U.S.A. –-(Ammoland.com)- Buried near the end of a 916-word Op-ed for Fox News discussing the recent walkout of students and parents at a vigil-turned-gun-control-event, writer and best-selling author Frank Miniter drives a rhetorical wooden stake deep into the heart of the media’s bias against guns and people who own them.
“Political differences aside,” Miniter proffers, “imagine if the media actually treated gun rights groups honestly.”
Indeed. Imagine that.
For decades, gun owners and especially Second Amendment activists have complained about media bias. Editorials demanding increasingly restrictive gun control laws are one thing, but when – as many rights activists have asserted – bias finds its way into news columns, that’s a problem.
Miniter, who admits to writing a weekly gun-rights column for the NRA, reported on the walkout at the evening vigil for students who were shot by two of their own classmates at Colorado’s STEM School Highlands Ranch. Students and their parents were appalled and angered when visiting politicians tried to exploit the event to push a gun control agenda.
The event was admittedly sponsored by a Brady Campaign youth group called “Team Enough.” But, as Miniter painfully pointed out, “The very public scene of hundreds of Colorado students and their parents walking out of a vigil that was turned into a political theater by the Brady Campaign to Prevent Gun Violence was so embarrassing that the gun control group actually issued an apology.”
In a statement, the Brady Campaign said, “We are deeply sorry any part of this vigil did not provide the support, caring and sense of community we sought to foster and facilitate and which we know is so crucial to communities who suffer the trauma of gun violence.”
But Alan Gottlieb, chairman of the Citizens Committee for the Right to Keep and Bear Arms, wasn’t buying it. In a prepared statement, Gottlieb chastised the gun prohibition lobbying group, suggesting that Brady owes an apology not just to the students and parents, but to every law-abiding gun owner in America.
“The Brady Campaign was well aware that an anti-gun politician would turn such a somber event into a gun control rally,” he said. “Instead, students and their parents were rightly offended and they responded appropriately by walking out.
“The Brady Campaign and the politicians who tried to exploit this tragedy should be ashamed,” he added.
But what about the media? Should they be ashamed as well?
By incorporating volatile terms including “gun violence” and “high-powered assault weapons” into their reporting, are the media telling a story or selling a particular viewpoint?
When some deranged individual stabs people, why isn’t that reported as “knife violence?” Does anyone in a typical newsroom know that common deer hunting rifles use ammunition that is far more powerful than ammunition used in a typical 5.56mm NATO semi-auto modern sporting rifle?
When was the last time a newspaper or broadcast report identified the National Rifle Association, which has tens of thousands of certified volunteer firearms safety instructors in its ranks, as a “gun safety group?” That designation is typically used in reference to gun control organizations such as the Brady Campaign, Everytown for Gun Safety or Moms Demand Action on Gun Sense in America.

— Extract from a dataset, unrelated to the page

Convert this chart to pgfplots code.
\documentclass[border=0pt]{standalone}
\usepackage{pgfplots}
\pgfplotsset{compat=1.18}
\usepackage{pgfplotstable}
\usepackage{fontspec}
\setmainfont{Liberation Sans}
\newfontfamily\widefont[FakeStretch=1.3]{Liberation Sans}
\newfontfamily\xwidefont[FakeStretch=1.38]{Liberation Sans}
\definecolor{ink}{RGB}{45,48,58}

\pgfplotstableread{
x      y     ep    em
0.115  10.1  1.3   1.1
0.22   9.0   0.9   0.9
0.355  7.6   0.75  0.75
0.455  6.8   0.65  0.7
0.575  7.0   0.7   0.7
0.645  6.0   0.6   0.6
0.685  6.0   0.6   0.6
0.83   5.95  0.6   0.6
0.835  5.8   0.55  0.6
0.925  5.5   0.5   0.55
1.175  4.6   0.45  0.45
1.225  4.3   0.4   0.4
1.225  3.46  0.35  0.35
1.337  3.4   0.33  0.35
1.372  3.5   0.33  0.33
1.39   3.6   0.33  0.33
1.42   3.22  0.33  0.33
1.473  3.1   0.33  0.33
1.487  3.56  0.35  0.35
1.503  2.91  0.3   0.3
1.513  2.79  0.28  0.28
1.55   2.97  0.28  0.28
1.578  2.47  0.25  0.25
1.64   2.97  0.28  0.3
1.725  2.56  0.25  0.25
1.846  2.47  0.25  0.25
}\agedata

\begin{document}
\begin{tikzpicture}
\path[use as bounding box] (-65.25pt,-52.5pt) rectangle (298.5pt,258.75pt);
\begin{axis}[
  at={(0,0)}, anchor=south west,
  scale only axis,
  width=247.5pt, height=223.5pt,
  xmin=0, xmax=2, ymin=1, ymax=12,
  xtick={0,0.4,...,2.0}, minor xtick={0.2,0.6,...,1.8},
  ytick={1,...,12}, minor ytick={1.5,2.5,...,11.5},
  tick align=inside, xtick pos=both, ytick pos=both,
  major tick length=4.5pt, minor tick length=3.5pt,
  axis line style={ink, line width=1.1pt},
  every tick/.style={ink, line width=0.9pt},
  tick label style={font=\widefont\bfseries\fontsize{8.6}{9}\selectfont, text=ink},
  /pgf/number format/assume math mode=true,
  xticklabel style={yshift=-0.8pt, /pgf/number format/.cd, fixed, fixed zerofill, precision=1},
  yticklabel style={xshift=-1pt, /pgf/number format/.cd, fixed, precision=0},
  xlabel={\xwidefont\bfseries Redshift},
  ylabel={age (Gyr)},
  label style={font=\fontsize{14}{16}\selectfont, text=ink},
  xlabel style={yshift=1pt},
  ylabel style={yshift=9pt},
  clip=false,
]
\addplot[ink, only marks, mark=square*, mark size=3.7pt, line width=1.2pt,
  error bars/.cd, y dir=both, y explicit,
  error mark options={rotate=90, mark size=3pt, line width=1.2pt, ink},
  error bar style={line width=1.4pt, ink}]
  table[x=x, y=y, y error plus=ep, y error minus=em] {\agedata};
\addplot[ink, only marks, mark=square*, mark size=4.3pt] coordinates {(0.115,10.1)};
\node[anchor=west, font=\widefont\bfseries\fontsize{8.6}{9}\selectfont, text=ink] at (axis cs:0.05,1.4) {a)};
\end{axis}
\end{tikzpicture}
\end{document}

When was the last time a “mainstream” news agency challenged a statement from an anti-gun politician or gun prohibition lobbying group about the failure of laws they have previously pushed when they haven’t prevented violent crimes? When, after a tragedy like the Colorado school shooting, anti-gunners call for background checks, why doesn’t some enterprising reporter or editorial writer ask, “Well, they used a stolen gun. How would a background check have prevented that?” Or, “This suspect had no criminal record, so he passed a background check. How would your proposal have prevented this tragedy?”
Miniter makes some uncomfortable points in his essay, including this one: “The National Rifle Association…has the School Shield program that sends teams of experts to schools to help them create safer environments…The National Shooting Sports Foundation (NSSF), the trade association for firearms manufacturers, has lobbied for FixNICS and many other initiatives to keep guns out of the hands of those who are prohibited from owning them.

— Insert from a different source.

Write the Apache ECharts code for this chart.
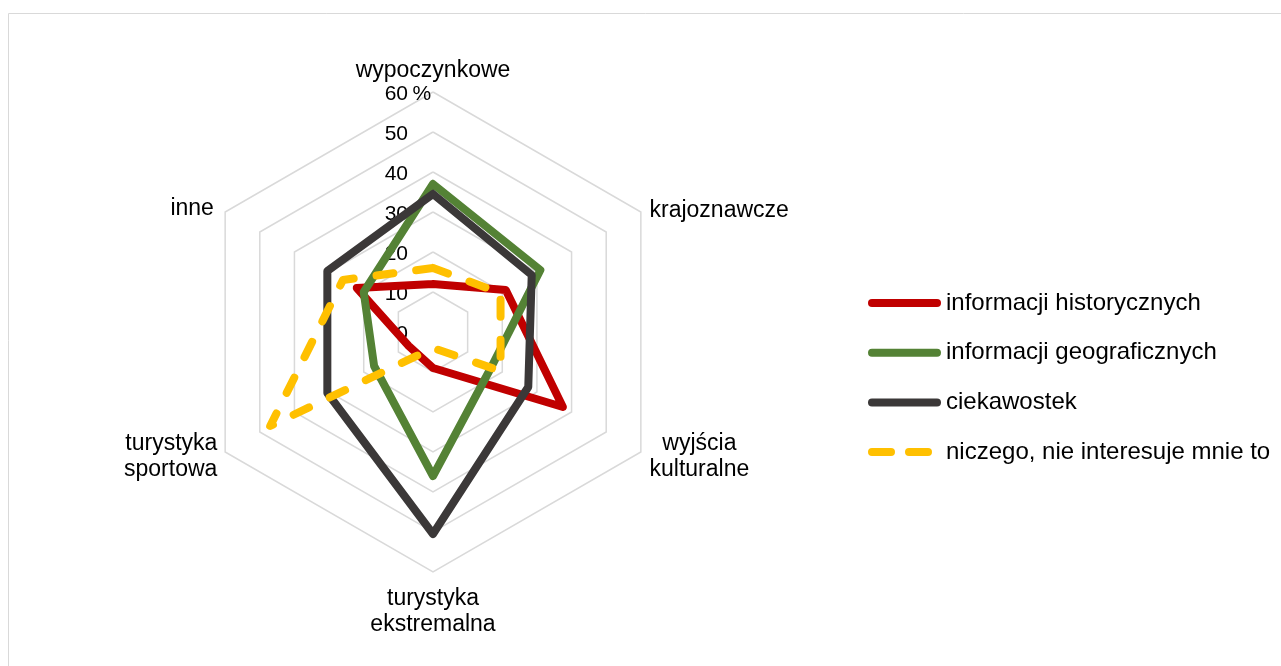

“Instead of demonizing these groups,” Miniter contends, “imagine if the mainstream media were willing to be more factual and nuanced in their reporting. Solutions would become much clearer in such a climate.”

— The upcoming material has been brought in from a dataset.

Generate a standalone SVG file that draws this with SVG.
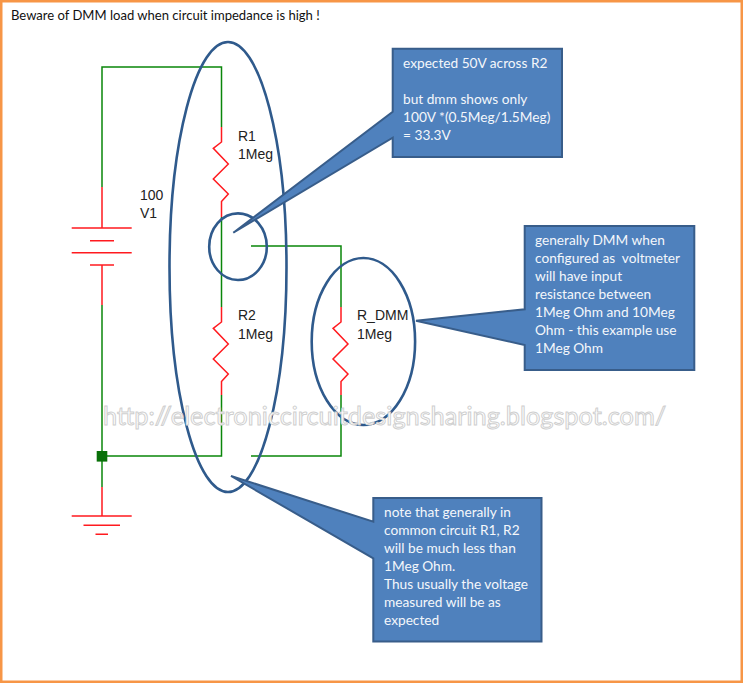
<svg xmlns="http://www.w3.org/2000/svg" width="743" height="683" viewBox="0 0 743 683">
<style>
.g{fill:none;stroke:#0a860a;stroke-width:1.5}
.r{fill:none;stroke:#ff1a1f;stroke-width:1.5}
.e{fill:none;stroke:#2f5a8c;stroke-width:2.6}
.c{fill:#4f81bd;stroke:#385d8a;stroke-width:2}
.t{font-family:"Lato","Open Sans",sans-serif;font-size:13.7px;fill:#f4f7fb}
.l{font-family:"Liberation Sans",Arial,sans-serif;font-size:14px;fill:#222}
.w{font-family:"Lato","Open Sans",sans-serif;font-size:25.3px;fill:#fff;stroke:#cfcfcf;stroke-width:1}
</style>
<rect x="0" y="0" width="743" height="683" fill="#fff"/>
<rect id="frame" x="1.2" y="1.2" width="740.6" height="680.6" fill="none" stroke="#f79646" stroke-width="2.6"/>
<text x="11" y="20" font-family="Lato,sans-serif" font-size="13.05" fill="#111">Beware of DMM load when circuit impedance is high !</text>
<g id="connectors">
<path class="g" d="M102 187V67H221.5V127"/>
<path class="g" d="M221.5 217V307"/>
<path class="g" d="M221.5 395V456H102"/>
<path class="g" d="M251 246H341V307"/>
<path class="g" d="M341 395V456H251"/>
<path class="g" d="M102 305V487"/>
</g>
<g id="V1">
<path class="r" d="M102 187V228M71.7 228H131.7M90 240.7H114M71.7 252.7H131.7M102 265V305"/>
<path class="r" d="M90 265H114" stroke-width="2"/>
<text class="l" x="140" y="200">100</text>
<text class="l" x="140" y="218">V1</text>
</g>
<g id="R1">
<path class="r" d="M221.5 127V142L213.3 148.3L228.3 164L213.3 179L228.3 194L221.5 201.5V217"/>
<text class="l" x="238" y="141">R1</text>
<text class="l" x="238" y="159">1Meg</text>
</g>
<g id="R2">
<path class="r" d="M221.5 307V322L213.3 328.3L228.3 344L213.3 359L228.3 374L221.5 381.5V395"/>
<text class="l" x="238" y="320">R2</text>
<text class="l" x="238" y="339">1Meg</text>
</g>
<g id="R_DMM">
<path class="r" d="M341 307V322L333 328.3L348 344L333 359L348 374L341 381.5V395"/>
<text class="l" x="357" y="320">R_DMM</text>
<text class="l" x="357" y="339">1Meg</text>
</g>
<g id="GND">
<path class="r" d="M102 487V516M71.7 516H131.7M83.5 525.3H120M95.5 534.3H108"/>
</g>
<rect id="junction" x="96.7" y="451" width="10.6" height="10.6" fill="#087008"/>
<g id="ellipses">
<ellipse class="e" cx="228" cy="267" rx="58.5" ry="225"/>
<ellipse class="e" cx="238" cy="246.7" rx="28.8" ry="33.3"/>
<ellipse class="e" cx="363.4" cy="341.5" rx="51.7" ry="83.5"/>
</g>
<g id="callout1">
<path class="c" d="M392.7 48.7H562V157H392.7V137.7L233.3 232.7L392.7 111.7Z"/>
<text class="t"><tspan x="403" y="68">expected 50V across R2</tspan><tspan x="403" y="104">but dmm shows only</tspan><tspan x="403" y="122">100V *(0.5Meg/1.5Meg)</tspan><tspan x="403" y="140">= 33.3V</tspan></text>
</g>
<g id="callout2">
<path class="c" d="M524.7 226H694.3V370H524.7V345L416 320.7L524.7 309.3Z"/>
<text class="t" xml:space="preserve"><tspan x="535" y="245">generally DMM when</tspan><tspan x="535" y="263">configured as  voltmeter</tspan><tspan x="535" y="281">will have input</tspan><tspan x="535" y="299">resistance between</tspan><tspan x="535" y="317">1Meg Ohm and 10Meg</tspan><tspan x="535" y="335">Ohm - this example use</tspan><tspan x="535" y="353">1Meg Ohm</tspan></text>
</g>
<g id="callout3">
<path class="c" d="M373.3 498H541.5V641.5H373.3V558.3L231 476L373.3 521.7Z"/>
<text class="t"><tspan x="384" y="517">note that generally in</tspan><tspan x="384" y="535">common circuit R1, R2</tspan><tspan x="384" y="553">will be much less than</tspan><tspan x="384" y="571">1Meg Ohm.</tspan><tspan x="384" y="589">Thus usually the voltage</tspan><tspan x="384" y="607">measured will be as</tspan><tspan x="384" y="625">expected</tspan></text>
</g>
<text class="w" x="103" y="425">http://electroniccircuitdesignsharing.blogspot.com/</text>
</svg>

Miniter once profiled this writer in a 2017 piece for Forbes, in which he criticized the Washington Post for not having even one “politically incorrect, gun-owning nonconformist in their newsroom. They once had Stephen Hunter on staff, but he is a rare thing indeed.”
While the NRA leadership currently appears to have its share of troubles, it is one of those “rare things” for NRA-sponsored firearms safety programs to enjoy any publicity.
Miniter is not the only notable to blister media bias. Researcher John Lott has done the same, such as in this piece he wrote last year for the Washington Times.
While it may be difficult to imagine gun rights groups ever getting a completely fair shake, especially on editorial pages, Miniter does offer some hope.
“The students who boldly walked out en masse as they chanted ‘mental health, mental health’ from what shouldn’t have been a political event did shock the mainstream media into actually reporting on the story,” he noted about the Colorado flap. “That’s a big step toward finding honest solutions to a horrifying problem.”